Im Rahmen einer Anhörung vor Ort erklärte David den Beamten den Sachverhalt und macht sie auf die Einstellung des Verfahrens aufmerksam. Es nützte nichts. Mittlerweile hat das Verwaltungsgericht in Stuttgart bestätigt, dass die deutschen Beamten an der Schweizer Grenze mit den Linksaktivisten zu streng waren. Von den 33 Personen, welchen die Einreise verweigert wurde, wehrten sich drei gegen das Verdikt. Alle drei Verfügungen wurden vom Gericht wieder aufgehoben.
Die Einreiseverbote ergingen auch aufgrund von Polizei-Informationen aus der Schweiz. In der Sendung «Club» des Schweizer Fernsehens war die Präsidentin des Polizeibeamtenverbandes, Johanna Bundi Ryser, auf die verweigerten Einreisen und den Informationsfluss nach Deutschland angesprochen worden. Sie sagte, es gehöre zum polizeilichen Austausch, Personen, die einschlägig vorbestraft seien, der deutschen Polizei zu melden. Der Fall von David zeigt nun aber: Die Deutschen hatten nicht nur über verurteilte Gewalttäter Informationen, sondern auch über solche, gegen die lediglich einmal ein Verdacht vorlag.

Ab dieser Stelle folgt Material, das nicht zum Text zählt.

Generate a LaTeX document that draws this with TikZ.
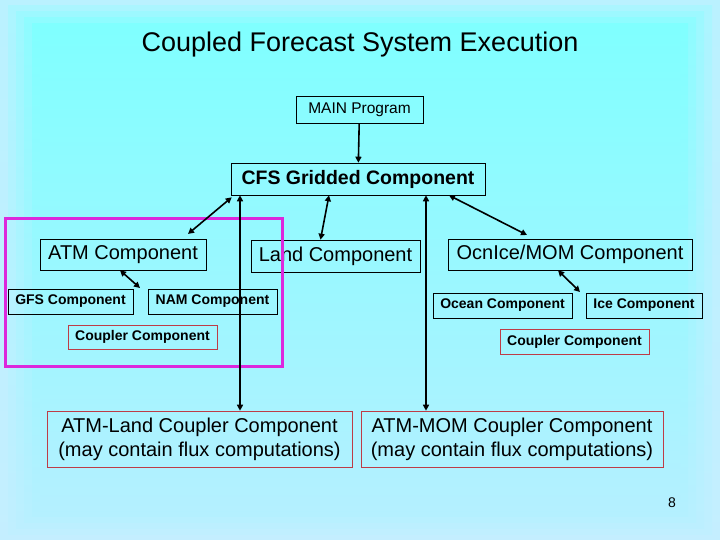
\documentclass[tikz,border=0pt]{standalone}
\usepackage{fontspec}
\setmainfont{Liberation Sans}
\usetikzlibrary{arrows.meta}
\definecolor{bgedge}{RGB}{200,238,255}
\definecolor{bgtop}{RGB}{128,255,255}
\definecolor{bgbot}{RGB}{180,240,255}
\definecolor{redb}{RGB}{190,60,70}
\definecolor{mag}{RGB}{220,40,220}
\begin{document}
\begin{tikzpicture}[x=1pt,y=-1pt,
  box/.style={draw=black,line width=0.6pt,inner sep=0pt},
  big/.style={box,font=\fontsize{20}{23}\selectfont},
  small/.style={box,font=\bfseries\fontsize{14}{16}\selectfont},
  arr/.style={line width=1.6pt,-{Triangle[length=6pt,width=6pt]}},
  darr/.style={line width=1.6pt,{Triangle[length=6pt,width=6pt]}-{Triangle[length=6pt,width=6pt]}}]
\useasboundingbox (0,0) rectangle (720,540);
\fill[bgedge] (0,0) rectangle (720,540);
\foreach \i/\m in {0/20,1/40,2/60,3/80,4/100}{
  \shade[top color=bgtop!\m!bgedge,bottom color=bgbot!\m!bgedge] (8*\i,6*\i) rectangle (720-8*\i,540-6*\i);}
\shade[top color=bgtop,bottom color=bgbot] (40,30) rectangle (680,510);
\node[font=\fontsize{27}{31}\selectfont] (title) at (360,45) {Coupled Forecast System Execution};
\node[box,minimum width=127pt,minimum height=27pt,font=\fontsize{15.5}{18}\selectfont] (main) at (359.5,109.5) {MAIN Program};
\node[box,minimum width=254pt,minimum height=32pt,font=\bfseries\fontsize{19.5}{22}\selectfont] (cfs) at (358,179) {CFS Gridded Component};
\node[big,minimum width=166pt,minimum height=31pt] (atm) at (123,254.5) {ATM Component};
\node[big,minimum width=169pt,minimum height=32pt] (land) at (335.5,256) {Land Component};
\node[big,minimum width=244pt,minimum height=31pt] (ocn) at (570,254.5) {OcnIce/MOM Component};
\node[small,minimum width=125pt,minimum height=25pt] (gfs) at (70.5,301.5) {GFS Component};
\node[small,minimum width=129pt,minimum height=25pt] (nam) at (212.5,301.5) {NAM Component};
\node[small,draw=redb,minimum width=149pt,minimum height=24pt] (cpl1) at (142.5,337) {Coupler Component};
\node[small,minimum width=139pt,minimum height=25pt] (oce) at (502.5,305.5) {Ocean Component};
\node[small,minimum width=116pt,minimum height=25pt] (ice) at (644,305.5) {Ice Component};
\node[small,draw=redb,minimum width=149pt,minimum height=25pt] (cpl2) at (574.5,341.5) {Coupler Component};
\node[big,draw=redb,minimum width=305pt,minimum height=56pt,align=center,font=\fontsize{20}{24}\selectfont] (al) at (199.5,439) {ATM-Land Coupler Component\\(may contain flux computations)};
\node[big,draw=redb,minimum width=302pt,minimum height=56pt,align=center,font=\fontsize{20}{24}\selectfont] (am) at (512,439) {ATM-MOM Coupler Component\\(may contain flux computations)};
\draw[mag,line width=3pt] (5,219) rectangle (282,366);
\node[font=\fontsize{14}{16}\selectfont] (pg) at (672,503) {8};
\draw[arr] (main) -- (cfs);
\coordinate (a1) at (188,234);
\coordinate (o1) at (527,235);
\coordinate (n1) at (140,288);
\coordinate (i1) at (580,292);
\draw[darr] ([shift={(1pt,-2pt)}]cfs.south west) -- (a1);
\draw[darr] ([xshift=-29pt]cfs.south) -- ([xshift=-15pt]land.north);
\draw[darr] ([xshift=91pt]cfs.south) -- (o1);
\draw[darr] ([xshift=-3pt]atm.south) -- (n1);
\draw[darr] ([xshift=-12pt]ocn.south) -- (i1);
\draw[darr] (cfs.south -| 240,0) -- (al.north -| 240,0);
\draw[darr] (cfs.south -| 426,0) -- (am.north -| 426,0);
\end{tikzpicture}
\end{document}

Auch weitere Einreiseverbote, welche dieser Zeitung vorliegen, enthalten Informationen über Vorfälle im Umfeld linker Proteste, die zu keiner Verurteilung führten. In polizeilichen Datenbanken wird meist nicht erfasst, ob ein Verdacht später von einem Gericht bestätigt wurde. Welchen Weg die Informationen über Schweizer Aktivisten gingen, ist unklar. Cora Thiele, Sprecherin der deutschen Bundespolizei, sagt auf Anfrage: «Für die Erkenntnisgewinnung wurden die Personalien in den polizeilichen Informationssystemen (Deutschland und Schweiz) überprüft.»
Konnten die deutschen Behörden also sämtliche Passagiere des Extrazuges in Schweizer Polizeidatenbanken abfragen? Dem widerspricht Lulzana Musliu, Sprecherin des Bundesamts für Polizei Fedpol. Lediglich in zwölf Fällen habe das Fedpol rund um den G20 entsprechende Amtshilfe geleistet. Das Fedpol sei zwar während der Grenzkontrollen mit einem mobilen Büro in Basel vor Ort gewesen, «um die internationale Polizeizusammenarbeit sicherzustellen». Zu keinem Zeitpunkt hätten deutsche Beamte aber direkten Zugriff auf Schweizer Polizeidaten gehabt.
Die Zahl von zwölf Amtshilfen steht der Zahl von 33 verweigerten Einreisen entgegen. Woher kamen die Informationen über die restlichen Personen? Fedpol-Sprecherin Musliu weist darauf hin, dass Informationen, die zu einer verweigerten Einreise führen, nicht zwingend aus der Schweiz stammen müssen. «Jeder Staat kann Einreisen aufgrund seiner gesetzlichen Grundlage verweigern und muss dies gegenüber dem Herkunftsland nicht begründen.»
Die Sprecherin der Deutschen Bundespolizei Thiele sagt, es hätten neben den Informationen aus der Schweiz noch andere Faktoren eine Rolle gespielt: etwa persönlichen Angaben und das Verhalten der kontrollierten Personen.